Per il resto, conclude Sileoni, la legge non incide più di tanto sulla concorrenza del nostro Paese. Ma “sarebbe stato ingenuo pensarlo”. Piuttosto, “il problema è stato, nel passaggio del ddl del governo al testo discusso dalle Camere, quello di evitare che entrassero delle norme anticoncorrenziali. Paradossalmente si è rischiato molto e su Booking le previsioni peggiori si sono avverate. Già aver evitato questo pericolo a vasto raggio è stato tanto”.

5 commenti

  1. Quindi??? Questo coso, perché chiamarlo istituto è un offesa , è indignato dal fatto che u… Non sia stato messo all opera ??? Ma sta gente riceve soldi nostri per scrivere ste porcherie ???? Che vergogna !!!

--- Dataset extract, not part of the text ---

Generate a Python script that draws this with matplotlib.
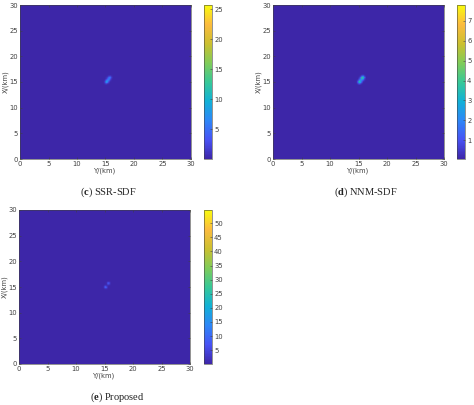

  2. Ancora con questa truffa del libero mercato…rimango sbigottito…è una vita che c’è lo propinano…nonostante i disastri che si lascia alle spalle continuano a venderlo come oro colato. …

  3. ma “la candela” (una legislazione che non basta più..), è arrivata al lumicino.. E dopo?

  4. L’ennesima a libro paga dei mentitori, stipendiati per distruggere e privatizzare…il miraggio di profitti e’ la benzina di questi squali, e quanti ingenuotti credono al libero mercato!